Rodney Porter was the perfect example of a scientist in the right place at the right time. In 1939 after graduation from Liverpool he started work there for his Ph.D but in 1940 this had to be given up when he voluntarily joined the Army and served with the RASC until 1945 when he was discharged with the rank of Major. At the suggestion of Sam Perry, a fellow graduate and life-long friend, they both went to Cambridge where Professor Chibnall appointed Fred Sanger as Porter's supervisor. Sanger was then working on the structure of insulin and its amino acid sequence, for which he obtained the first of his Nobel Prizes. It was during this period in Cambridge that Porter became interested in immunochemistry through reading Landsteiner's "The Specificity of Serological Action" and "The Production of Antibodies" by Macfarlane Burnett and Fenner.

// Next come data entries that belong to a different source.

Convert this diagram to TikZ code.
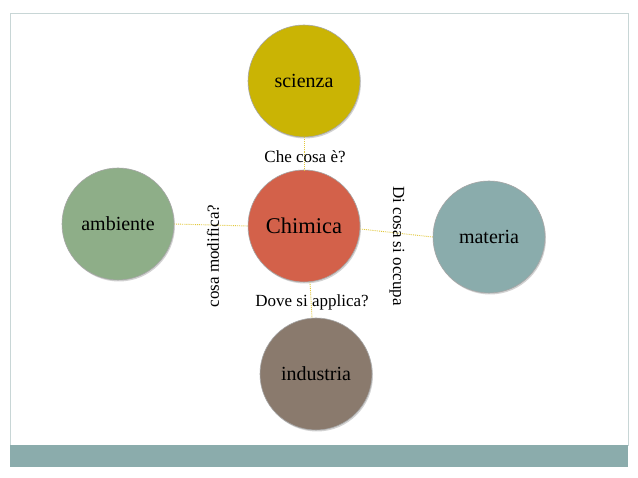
\documentclass[tikz,border=0pt]{standalone}
\usepackage{fontspec}
\setmainfont{Liberation Serif}
\usetikzlibrary{shadows}
\definecolor{cSci}{RGB}{202,180,4}
\definecolor{cChi}{RGB}{211,97,74}
\definecolor{cAmb}{RGB}{142,174,136}
\definecolor{cMat}{RGB}{138,172,172}
\definecolor{cInd}{RGB}{138,122,109}
\definecolor{cBand}{RGB}{139,172,172}
\definecolor{cFrame}{RGB}{200,214,214}
\definecolor{cLink}{RGB}{226,200,60}
\tikzset{
  bubble/.style={circle, minimum size=112pt, inner sep=0pt, draw=black!35, line width=0.6pt,
     drop shadow={shadow xshift=1pt, shadow yshift=-1.5pt, opacity=0.35}, font=\fontsize{20}{22}\selectfont},
  link/.style={draw=cLink, densely dotted, line width=0.9pt},
  lab/.style={inner sep=0pt, font=\fontsize{17}{19}\selectfont}
}
\begin{document}
\begin{tikzpicture}[x=1pt,y=-1pt]
\useasboundingbox (0,0) rectangle (638,478);
\fill[white] (0,0) rectangle (638,478);
\draw[cFrame, line width=0.8pt] (10,13) rectangle (628,445);
\fill[cBand] (10,445) rectangle (628,467);
\node[bubble, fill=cSci] (scienza) at (304,81) {scienza};
\node[bubble, fill=cChi, font=\fontsize{22.5}{25}\selectfont] (chimica) at (304,226) {Chimica};
\node[bubble, fill=cAmb] (ambiente) at (118,224) {ambiente};
\node[bubble, fill=cMat] (materia) at (489,237) {materia};
\node[bubble, fill=cInd] (industria) at (316,374) {industria};
\draw[link] (scienza.south) -- (chimica.north);
\draw[link] (ambiente.east) -- (chimica.west);
\draw[link] (chimica.east) ++(0,3) coordinate (ce) -- (materia.west);
\draw[link] (chimica.south) ++(6,0) coordinate (cs) -- ([xshift=-4pt]industria.north);
\node[lab] (l1) at (305,157) {Che cosa è?};
\node[lab] (l2) at (312,302) {Dove si applica?};
\node[lab, rotate=90] (l3) at (213,256) {cosa modifica?};
\node[lab, rotate=-90] (l4) at (397,246) {Di cosa si occupa};
\end{tikzpicture}
\end{document}
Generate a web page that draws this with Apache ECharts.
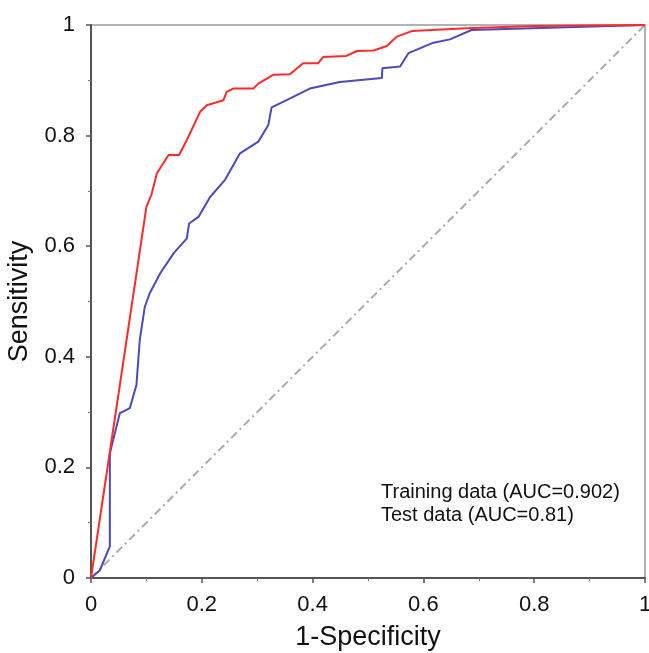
<!DOCTYPE html>
<html>
<head>
<meta charset="utf-8">
<script src="https://cdn.jsdelivr.net/npm/echarts@6/dist/echarts.min.js"></script>
<style>
  html, body { margin: 0; padding: 0; background: #fff; }
  #chart { width: 649px; height: 653px; }
</style>
</head>
<body>
<div id="chart"></div>
<script>
// ROC points: [1-specificity, sensitivity]
var trainRoc = [
  [0, 0], [0.05, 0.335], [0.1, 0.671], [0.109, 0.693], [0.119, 0.732],
  [0.14, 0.765], [0.159, 0.765], [0.173, 0.792], [0.197, 0.843], [0.209, 0.855],
  [0.239, 0.864], [0.245, 0.879], [0.257, 0.885], [0.293, 0.885], [0.302, 0.894],
  [0.329, 0.910], [0.359, 0.911], [0.383, 0.931], [0.410, 0.931], [0.419, 0.942],
  [0.461, 0.944], [0.480, 0.953], [0.510, 0.954], [0.534, 0.962], [0.552, 0.979],
  [0.579, 0.989], [0.678, 0.994], [0.80, 0.998], [1, 1]
];
var testRoc = [
  [0, 0], [0.016, 0.014], [0.034, 0.057], [0.034, 0.225], [0.052, 0.298],
  [0.058, 0.301], [0.070, 0.307], [0.076, 0.328], [0.082, 0.349], [0.088, 0.43],
  [0.097, 0.49], [0.106, 0.515], [0.125, 0.551], [0.149, 0.587], [0.173, 0.614],
  [0.177, 0.641], [0.194, 0.653], [0.215, 0.689], [0.242, 0.720], [0.269, 0.768],
  [0.302, 0.789], [0.320, 0.819], [0.326, 0.851], [0.353, 0.864], [0.395, 0.885],
  [0.449, 0.897], [0.525, 0.904], [0.526, 0.922], [0.558, 0.925], [0.573, 0.949],
  [0.618, 0.968], [0.648, 0.974], [0.687, 0.991], [1, 1]
];
var refLine = [[0, 0], [1, 1]];
var legendText = ['Training data (AUC=0.902)', 'Test data (AUC=0.81)'];

var font = '"Liberation Sans", Arial, sans-serif';
var chart = echarts.init(document.getElementById('chart'));

function fmt(v) {
  return (v === 0 || v === 1) ? String(v) : v.toFixed(1);
}

var axisCommon = {
  type: 'value',
  min: 0,
  max: 1,
  interval: 0.2,
  axisLine: { show: true, lineStyle: { color: '#555', width: 2 } },
  axisTick: { show: true, inside: false, length: 5, lineStyle: { color: '#555', width: 1.5 } },
  minorTick: { show: true, splitNumber: 2, length: 3, lineStyle: { color: '#777', width: 1 } },
  splitLine: { show: false },
  axisLabel: { color: '#111', fontSize: 22, fontFamily: font, formatter: fmt },
  nameTextStyle: { color: '#111', fontSize: 27, fontFamily: font }
};

var option = {
  animation: false,
  backgroundColor: '#fff',
  grid: {
    left: 91, right: 4, top: 25, bottom: 75,
    outerBoundsMode: 'none',
    containLabel: false,
    show: true, borderColor: '#999', borderWidth: 1.5
  },
  xAxis: Object.assign({}, axisCommon, {
    name: '1-Specificity',
    nameLocation: 'middle',
    nameGap: 46,
    axisLabel: Object.assign({}, axisCommon.axisLabel, { margin: 16 })
  }),
  yAxis: Object.assign({}, axisCommon, {
    name: 'Sensitivity',
    nameLocation: 'middle',
    nameGap: 54,
    axisLabel: Object.assign({}, axisCommon.axisLabel, { margin: 16 })
  }),
  series: [
    {
      name: 'ref',
      type: 'line',
      data: refLine,
      showSymbol: false,
      lineStyle: { color: '#aaa', width: 2, type: [8, 4, 2, 4] },
      z: 1
    },
    {
      name: 'Test data',
      type: 'line',
      data: testRoc,
      showSymbol: false,
      lineStyle: { color: '#4a4ac0', width: 2 },
      z: 2
    },
    {
      name: 'Training data',
      type: 'line',
      data: trainRoc,
      showSymbol: false,
      lineStyle: { color: '#ff2a2a', width: 2 },
      z: 3
    }
  ],
  graphic: [
    {
      type: 'text', left: 381, top: 482,
      style: { text: legendText[0], fontSize: 20, fontFamily: font, fill: '#111' }
    },
    {
      type: 'text', left: 381, top: 505,
      style: { text: legendText[1], fontSize: 20, fontFamily: font, fill: '#111' }
    }
  ]
};

chart.setOption(option);
</script>
</body>
</html>
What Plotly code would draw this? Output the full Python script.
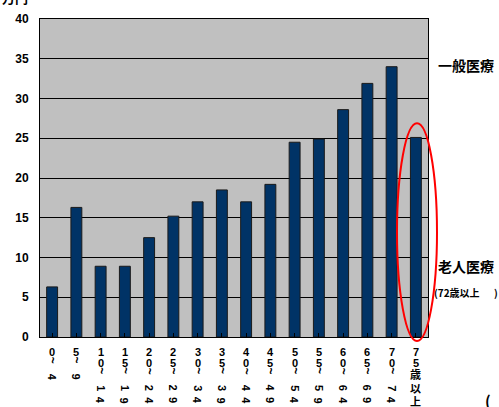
import plotly.graph_objects as go

# Age bands (start~end) and per-capita medical cost (万円)
age_groups = ["0~4", "5~9", "10~14", "15~19", "20~24", "25~29", "30~34", "35~39",
              "40~44", "45~49", "50~54", "55~59", "60~64", "65~69", "70~74", "75歳以上"]
cost = [6.3, 16.3, 8.9, 8.9, 12.5, 15.2, 17.0, 18.5,
        17.0, 19.2, 24.5, 24.9, 28.6, 31.9, 34.0, 25.1]
y_ticks = [0, 5, 10, 15, 20, 25, 30, 35, 40]

W, H = 499, 407
L, R, T, B = 40, 71, 17, 70
PW, PH = W - L - R, H - T - B
AXIS_Y = T + PH  # pixel row of the x axis


def px_x(p):
    return (p - L) / PW


def px_y(p):
    return (AXIS_Y - p) / PH


LATIN = "Liberation Sans, Arial, sans-serif"
CJK = "Noto Sans CJK JP, sans-serif"

fig = go.Figure(
    go.Bar(
        x=list(range(len(age_groups))),
        y=cost,
        width=0.45,
        marker=dict(color="#003366", line=dict(color="#1a1a1a", width=1)),
    )
)

annotations = []


def char_ann(i, ch, py, angle=0, size=11, font=LATIN):
    annotations.append(dict(
        x=i, xref="x", y=0, yref="paper", yshift=AXIS_Y - py,
        text=ch, showarrow=False, textangle=angle,
        xanchor="center", yanchor="middle",
        font=dict(family=font, size=size, color="black", weight="bold"),
    ))


# Vertical category labels: start digits upright, "~" and end digits turned sideways
for i, lab in enumerate(age_groups):
    if "~" in lab:
        start, end = lab.split("~")
    else:
        start, end = lab[:2], None
    py = 352
    for ch in start:
        char_ann(i, ch, py)
        last = py
        py += 11
    if end is not None:
        py = last + 8
        char_ann(i, "~", py, angle=90, size=12)
        py += 17
        for ch in end:
            char_ann(i, ch, py, angle=90)
            py += 12.5
    else:
        py = last + 11
        for ch in lab[2:]:
            char_ann(i, ch, py, size=11, font=CJK)
            py += 13.5

# Unit and side labels
side = [
    ("万円", 0, -5, "left", 13),
    ("一般医療", 466, 63, "center", 14),
    ("老人医療", 466, 266, "center", 14),
    ("(72歳以上", 457, 292, "center", 10),
    (")", 496, 292, "center", 10),
    ("(", 488, 401, "center", 15),
]
for txt, x, y, anchor, size in side:
    annotations.append(dict(
        x=px_x(x), xref="paper", y=px_y(y), yref="paper",
        text=txt, showarrow=False, xanchor=anchor, yanchor="middle",
        font=dict(family=CJK, size=size, color="black", weight="bold"),
    ))

fig.update_layout(
    width=W, height=H,
    margin=dict(l=L, r=R, t=T, b=B),
    paper_bgcolor="white",
    plot_bgcolor="#c0c0c0",
    showlegend=False,
    bargap=0.55,
    annotations=annotations,
    shapes=[dict(
        type="circle", xref="paper", yref="paper",
        x0=px_x(397), x1=px_x(437), y0=px_y(341), y1=px_y(122),
        line=dict(color="#ff0000", width=2),
    )],
    xaxis=dict(
        range=[-0.5, len(age_groups) - 0.5],
        showticklabels=False,
        showgrid=False,
        ticks="inside", tickson="boundaries", ticklen=4, tickcolor="black",
        tickmode="array", tickvals=list(range(len(age_groups))),
        showline=True, linecolor="black", linewidth=1, mirror=True,
        zeroline=False,
    ),
    yaxis=dict(
        range=[0, 40],
        tickvals=y_ticks,
        tickfont=dict(family=LATIN, size=12, color="black", weight="bold"),
        ticklabelstandoff=8,
        showgrid=True, gridcolor="black", gridwidth=1,
        showline=True, linecolor="black", linewidth=1, mirror=True,
        zeroline=False,
    ),
)

fig.write_html("out.html")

Having completed his doctorate Porter joined the scientific staff of the National Institute for Medical Research at Mill Hill, then directed by Sir Charles Harrington. Here he collaborated with A.J.P.Martin (also to become a Nobel Laureate). Martin was also concerned with structural analysis and this may have confirmed Porter's conviction that he was a protein chemist working in the field of immunology. It was during his time at Mill Hill that he initiated the work that was to uncover the basic structure of antibody molecules. Their protein nature had already been established but their structure was puzzling. In Cambridge Porter had worked with Sanger on the determination of the N-terminal amino acids in protein sequences. On the basis of analyses on immunoglobulins (IgGs) Porter first believed antibodies had a single peptide chain and that their different specificities might be generated by differential folding. Using the proteolytic enzyme papain Porter found rabbit IgG was cleaved into three similarly sized pieces. Two of these, the Fab fragments, retained their original antibody specificity but surprisingly the third portion, Fc, crystallized. Papain had to be activated by cysteine; Porter would recall how for quite some time he had tipped the Fc crystals down the sink, believing them to be crystals of cystine and an artefact of the method.

That peptide chains within IgG molecules were linked by disulphide bridges was shown by Edelman,1959-61. The bridges are both inter- and intra-chain. By adapting techniques used to reduce SS bonds so that the interchain links were preferentially reduced Porter found there were four chains in each antibody molecule, two identical larger chains, the heavy chains, and two identical smaller ones, the light chains. In 1962 therefore he proposed the 4-chain model for IgG molecules, with two light and two heavy chains. By the time Porter arrived in Oxford in 1967, to take up the Whitley Chair, the structure was firmly established. His group, including Betty Press, who had worked with him at St Mary's, Paddington, was joined by Ken Reid, now Director of the MRC Immunochemistry Unit. They started to work on the complement system in blood where antigen/antibody complexes activate an intricate, cascading series of protein reactions to mobilise cells in the immune system and eliminate the foreign, antibody bearing, material. In 1972 Rodney Porter and Gerald Edelman were jointly awarded the Nobel Prize for Physiology and Medicine for their work on the structure of the immunoglobulin molecule.

By the early 1980s both the classical and the alternate pathways for complement activation had been clarified and the Unit now turned to the identification of the genes involved in programming the proteins concerned. During 1980-81 Porter therefore ensured that he and his group started to learn the techniques in molecular genetics which would be essential for the next stage of their programme. He planned to continue these studies after his retirement in September 1985 but his tragic death in a road accident prevented his full participation in this programme. It was however continued in the Unit to the end of the century, focussing on genes in the major histocompatibility complex (MHC), class III region which includes some of those of the complement system.